§ **Directive**
Copy all lines below exactly as written. Leave pictures out.

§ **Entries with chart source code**
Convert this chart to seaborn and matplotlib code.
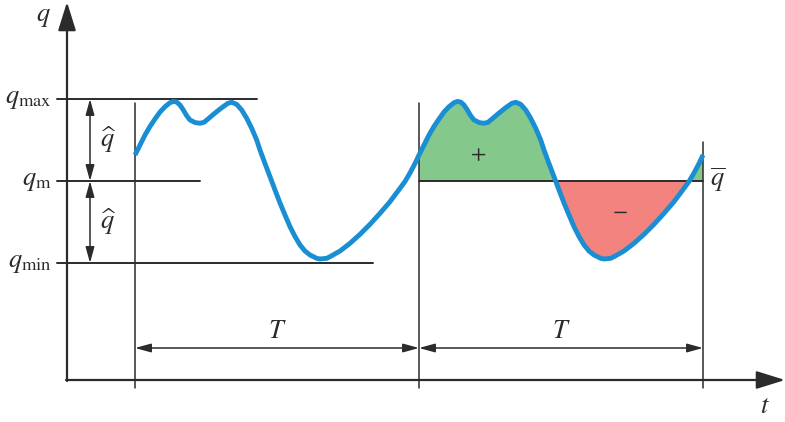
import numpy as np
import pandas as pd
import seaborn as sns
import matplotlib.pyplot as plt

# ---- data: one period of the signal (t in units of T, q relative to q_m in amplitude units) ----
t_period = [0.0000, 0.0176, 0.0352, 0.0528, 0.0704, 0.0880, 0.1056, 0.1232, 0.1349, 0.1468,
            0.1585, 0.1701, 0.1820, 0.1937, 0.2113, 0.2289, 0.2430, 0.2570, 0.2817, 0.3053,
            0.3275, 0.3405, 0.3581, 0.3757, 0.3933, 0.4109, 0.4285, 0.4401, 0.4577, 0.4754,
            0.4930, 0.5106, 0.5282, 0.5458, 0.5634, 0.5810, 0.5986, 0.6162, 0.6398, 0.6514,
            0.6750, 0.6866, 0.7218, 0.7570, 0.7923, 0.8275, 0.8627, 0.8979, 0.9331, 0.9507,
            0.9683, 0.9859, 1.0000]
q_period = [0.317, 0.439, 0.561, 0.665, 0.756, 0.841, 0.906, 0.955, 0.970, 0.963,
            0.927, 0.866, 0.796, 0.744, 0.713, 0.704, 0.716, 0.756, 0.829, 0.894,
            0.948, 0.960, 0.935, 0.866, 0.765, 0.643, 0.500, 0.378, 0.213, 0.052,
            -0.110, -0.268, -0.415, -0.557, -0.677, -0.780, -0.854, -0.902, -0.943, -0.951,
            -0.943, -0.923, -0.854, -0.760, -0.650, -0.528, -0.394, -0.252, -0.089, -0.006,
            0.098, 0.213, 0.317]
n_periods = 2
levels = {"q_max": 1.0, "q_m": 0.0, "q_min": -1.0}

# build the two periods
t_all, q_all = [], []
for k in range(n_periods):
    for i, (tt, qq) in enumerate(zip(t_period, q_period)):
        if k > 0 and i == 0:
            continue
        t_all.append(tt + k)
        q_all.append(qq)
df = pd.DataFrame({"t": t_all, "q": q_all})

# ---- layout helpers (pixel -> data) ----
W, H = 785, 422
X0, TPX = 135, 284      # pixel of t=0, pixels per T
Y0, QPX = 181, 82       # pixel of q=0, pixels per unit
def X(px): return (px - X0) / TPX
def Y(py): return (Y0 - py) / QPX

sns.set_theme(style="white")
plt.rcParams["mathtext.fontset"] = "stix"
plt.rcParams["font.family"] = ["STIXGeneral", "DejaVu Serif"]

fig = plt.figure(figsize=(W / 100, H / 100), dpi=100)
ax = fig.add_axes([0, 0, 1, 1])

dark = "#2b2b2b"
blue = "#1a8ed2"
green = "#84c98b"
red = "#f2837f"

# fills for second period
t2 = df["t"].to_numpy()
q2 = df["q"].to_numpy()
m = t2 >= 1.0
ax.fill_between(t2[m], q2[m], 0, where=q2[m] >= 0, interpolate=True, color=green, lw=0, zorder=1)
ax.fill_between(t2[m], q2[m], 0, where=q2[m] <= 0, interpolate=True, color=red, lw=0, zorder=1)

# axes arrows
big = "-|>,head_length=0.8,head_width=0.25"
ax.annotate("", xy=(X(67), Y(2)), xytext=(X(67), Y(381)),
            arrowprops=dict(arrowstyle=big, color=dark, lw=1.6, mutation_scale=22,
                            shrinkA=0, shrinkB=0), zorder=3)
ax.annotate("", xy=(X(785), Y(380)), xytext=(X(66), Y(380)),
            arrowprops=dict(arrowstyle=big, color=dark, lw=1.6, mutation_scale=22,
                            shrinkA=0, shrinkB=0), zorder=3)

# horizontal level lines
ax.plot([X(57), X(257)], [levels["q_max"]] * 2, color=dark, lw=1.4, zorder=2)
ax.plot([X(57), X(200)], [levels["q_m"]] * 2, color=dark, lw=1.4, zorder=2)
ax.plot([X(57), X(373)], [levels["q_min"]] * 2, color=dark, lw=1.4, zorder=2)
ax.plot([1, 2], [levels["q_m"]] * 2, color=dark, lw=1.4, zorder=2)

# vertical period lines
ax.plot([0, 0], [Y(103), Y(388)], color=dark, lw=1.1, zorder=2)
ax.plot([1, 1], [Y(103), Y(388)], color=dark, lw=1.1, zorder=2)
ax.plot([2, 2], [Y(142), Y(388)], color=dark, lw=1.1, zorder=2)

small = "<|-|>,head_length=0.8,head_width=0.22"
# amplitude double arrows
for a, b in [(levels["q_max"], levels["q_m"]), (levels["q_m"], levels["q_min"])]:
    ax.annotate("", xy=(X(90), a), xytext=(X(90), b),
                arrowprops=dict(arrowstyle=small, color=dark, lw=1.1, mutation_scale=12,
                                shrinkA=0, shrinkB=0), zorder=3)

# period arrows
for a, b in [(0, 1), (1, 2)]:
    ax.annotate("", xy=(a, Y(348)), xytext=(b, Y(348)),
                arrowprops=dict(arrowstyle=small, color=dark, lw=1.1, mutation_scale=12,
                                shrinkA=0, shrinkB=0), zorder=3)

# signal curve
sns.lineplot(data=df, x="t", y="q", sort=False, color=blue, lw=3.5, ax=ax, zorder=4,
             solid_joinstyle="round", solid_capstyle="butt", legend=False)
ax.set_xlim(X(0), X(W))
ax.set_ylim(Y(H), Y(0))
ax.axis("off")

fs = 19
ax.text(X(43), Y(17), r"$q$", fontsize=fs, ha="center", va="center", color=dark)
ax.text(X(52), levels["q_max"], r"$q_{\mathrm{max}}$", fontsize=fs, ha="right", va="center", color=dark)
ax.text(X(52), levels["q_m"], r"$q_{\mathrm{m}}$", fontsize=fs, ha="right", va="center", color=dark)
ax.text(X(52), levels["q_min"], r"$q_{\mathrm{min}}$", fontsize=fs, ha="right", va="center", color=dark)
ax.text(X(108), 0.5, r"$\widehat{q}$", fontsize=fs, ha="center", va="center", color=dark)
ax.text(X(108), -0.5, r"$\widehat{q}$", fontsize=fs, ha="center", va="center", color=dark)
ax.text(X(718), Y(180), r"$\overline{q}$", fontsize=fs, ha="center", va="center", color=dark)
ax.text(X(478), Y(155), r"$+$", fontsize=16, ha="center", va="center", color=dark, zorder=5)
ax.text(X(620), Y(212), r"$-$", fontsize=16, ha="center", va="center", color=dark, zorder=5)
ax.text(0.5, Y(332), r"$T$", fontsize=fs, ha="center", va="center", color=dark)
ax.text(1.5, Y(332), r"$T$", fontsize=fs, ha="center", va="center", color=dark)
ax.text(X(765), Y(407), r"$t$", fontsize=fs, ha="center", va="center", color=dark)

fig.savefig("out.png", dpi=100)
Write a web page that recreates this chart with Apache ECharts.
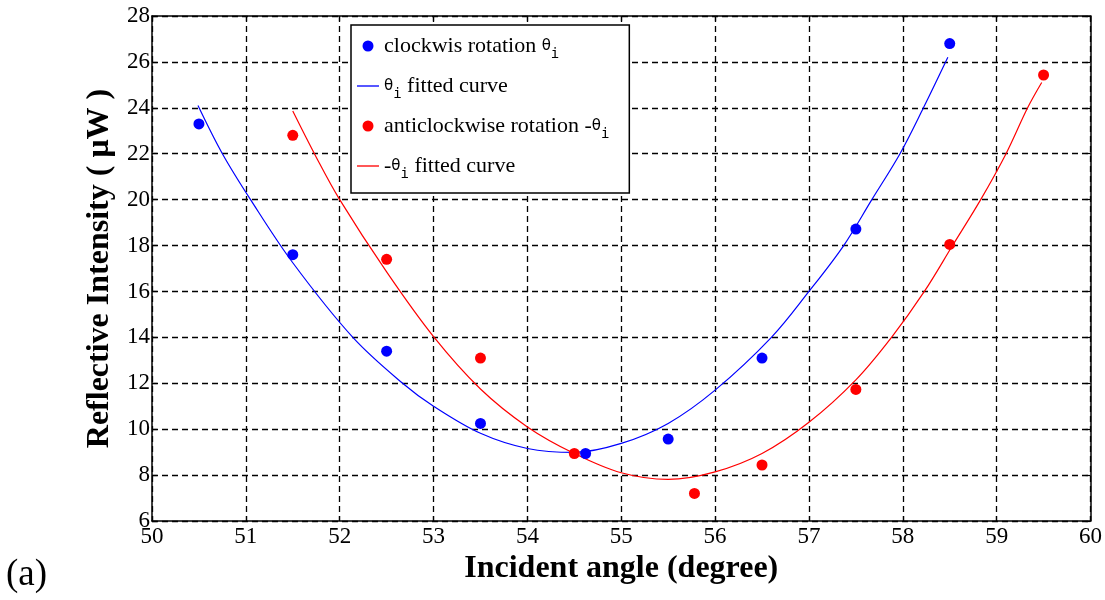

§ **Written solution**
Convert this chart to seaborn and matplotlib code.
import numpy as np
import pandas as pd
import seaborn as sns
import matplotlib.pyplot as plt

# ---- data: one period of the signal (t in units of T, q relative to q_m in amplitude units) ----
t_period = [0.0000, 0.0176, 0.0352, 0.0528, 0.0704, 0.0880, 0.1056, 0.1232, 0.1349, 0.1468,
            0.1585, 0.1701, 0.1820, 0.1937, 0.2113, 0.2289, 0.2430, 0.2570, 0.2817, 0.3053,
            0.3275, 0.3405, 0.3581, 0.3757, 0.3933, 0.4109, 0.4285, 0.4401, 0.4577, 0.4754,
            0.4930, 0.5106, 0.5282, 0.5458, 0.5634, 0.5810, 0.5986, 0.6162, 0.6398, 0.6514,
            0.6750, 0.6866, 0.7218, 0.7570, 0.7923, 0.8275, 0.8627, 0.8979, 0.9331, 0.9507,
            0.9683, 0.9859, 1.0000]
q_period = [0.317, 0.439, 0.561, 0.665, 0.756, 0.841, 0.906, 0.955, 0.970, 0.963,
            0.927, 0.866, 0.796, 0.744, 0.713, 0.704, 0.716, 0.756, 0.829, 0.894,
            0.948, 0.960, 0.935, 0.866, 0.765, 0.643, 0.500, 0.378, 0.213, 0.052,
            -0.110, -0.268, -0.415, -0.557, -0.677, -0.780, -0.854, -0.902, -0.943, -0.951,
            -0.943, -0.923, -0.854, -0.760, -0.650, -0.528, -0.394, -0.252, -0.089, -0.006,
            0.098, 0.213, 0.317]
n_periods = 2
levels = {"q_max": 1.0, "q_m": 0.0, "q_min": -1.0}

# build the two periods
t_all, q_all = [], []
for k in range(n_periods):
    for i, (tt, qq) in enumerate(zip(t_period, q_period)):
        if k > 0 and i == 0:
            continue
        t_all.append(tt + k)
        q_all.append(qq)
df = pd.DataFrame({"t": t_all, "q": q_all})

# ---- layout helpers (pixel -> data) ----
W, H = 785, 422
X0, TPX = 135, 284      # pixel of t=0, pixels per T
Y0, QPX = 181, 82       # pixel of q=0, pixels per unit
def X(px): return (px - X0) / TPX
def Y(py): return (Y0 - py) / QPX

sns.set_theme(style="white")
plt.rcParams["mathtext.fontset"] = "stix"
plt.rcParams["font.family"] = ["STIXGeneral", "DejaVu Serif"]

fig = plt.figure(figsize=(W / 100, H / 100), dpi=100)
ax = fig.add_axes([0, 0, 1, 1])

dark = "#2b2b2b"
blue = "#1a8ed2"
green = "#84c98b"
red = "#f2837f"

# fills for second period
t2 = df["t"].to_numpy()
q2 = df["q"].to_numpy()
m = t2 >= 1.0
ax.fill_between(t2[m], q2[m], 0, where=q2[m] >= 0, interpolate=True, color=green, lw=0, zorder=1)
ax.fill_between(t2[m], q2[m], 0, where=q2[m] <= 0, interpolate=True, color=red, lw=0, zorder=1)

# axes arrows
big = "-|>,head_length=0.8,head_width=0.25"
ax.annotate("", xy=(X(67), Y(2)), xytext=(X(67), Y(381)),
            arrowprops=dict(arrowstyle=big, color=dark, lw=1.6, mutation_scale=22,
                            shrinkA=0, shrinkB=0), zorder=3)
ax.annotate("", xy=(X(785), Y(380)), xytext=(X(66), Y(380)),
            arrowprops=dict(arrowstyle=big, color=dark, lw=1.6, mutation_scale=22,
                            shrinkA=0, shrinkB=0), zorder=3)

# horizontal level lines
ax.plot([X(57), X(257)], [levels["q_max"]] * 2, color=dark, lw=1.4, zorder=2)
ax.plot([X(57), X(200)], [levels["q_m"]] * 2, color=dark, lw=1.4, zorder=2)
ax.plot([X(57), X(373)], [levels["q_min"]] * 2, color=dark, lw=1.4, zorder=2)
ax.plot([1, 2], [levels["q_m"]] * 2, color=dark, lw=1.4, zorder=2)

# vertical period lines
ax.plot([0, 0], [Y(103), Y(388)], color=dark, lw=1.1, zorder=2)
ax.plot([1, 1], [Y(103), Y(388)], color=dark, lw=1.1, zorder=2)
ax.plot([2, 2], [Y(142), Y(388)], color=dark, lw=1.1, zorder=2)

small = "<|-|>,head_length=0.8,head_width=0.22"
# amplitude double arrows
for a, b in [(levels["q_max"], levels["q_m"]), (levels["q_m"], levels["q_min"])]:
    ax.annotate("", xy=(X(90), a), xytext=(X(90), b),
                arrowprops=dict(arrowstyle=small, color=dark, lw=1.1, mutation_scale=12,
                                shrinkA=0, shrinkB=0), zorder=3)

# period arrows
for a, b in [(0, 1), (1, 2)]:
    ax.annotate("", xy=(a, Y(348)), xytext=(b, Y(348)),
                arrowprops=dict(arrowstyle=small, color=dark, lw=1.1, mutation_scale=12,
                                shrinkA=0, shrinkB=0), zorder=3)

# signal curve
sns.lineplot(data=df, x="t", y="q", sort=False, color=blue, lw=3.5, ax=ax, zorder=4,
             solid_joinstyle="round", solid_capstyle="butt", legend=False)
ax.set_xlim(X(0), X(W))
ax.set_ylim(Y(H), Y(0))
ax.axis("off")

fs = 19
ax.text(X(43), Y(17), r"$q$", fontsize=fs, ha="center", va="center", color=dark)
ax.text(X(52), levels["q_max"], r"$q_{\mathrm{max}}$", fontsize=fs, ha="right", va="center", color=dark)
ax.text(X(52), levels["q_m"], r"$q_{\mathrm{m}}$", fontsize=fs, ha="right", va="center", color=dark)
ax.text(X(52), levels["q_min"], r"$q_{\mathrm{min}}$", fontsize=fs, ha="right", va="center", color=dark)
ax.text(X(108), 0.5, r"$\widehat{q}$", fontsize=fs, ha="center", va="center", color=dark)
ax.text(X(108), -0.5, r"$\widehat{q}$", fontsize=fs, ha="center", va="center", color=dark)
ax.text(X(718), Y(180), r"$\overline{q}$", fontsize=fs, ha="center", va="center", color=dark)
ax.text(X(478), Y(155), r"$+$", fontsize=16, ha="center", va="center", color=dark, zorder=5)
ax.text(X(620), Y(212), r"$-$", fontsize=16, ha="center", va="center", color=dark, zorder=5)
ax.text(0.5, Y(332), r"$T$", fontsize=fs, ha="center", va="center", color=dark)
ax.text(1.5, Y(332), r"$T$", fontsize=fs, ha="center", va="center", color=dark)
ax.text(X(765), Y(407), r"$t$", fontsize=fs, ha="center", va="center", color=dark)

fig.savefig("out.png", dpi=100)
Write a web page that recreates this chart with Apache ECharts.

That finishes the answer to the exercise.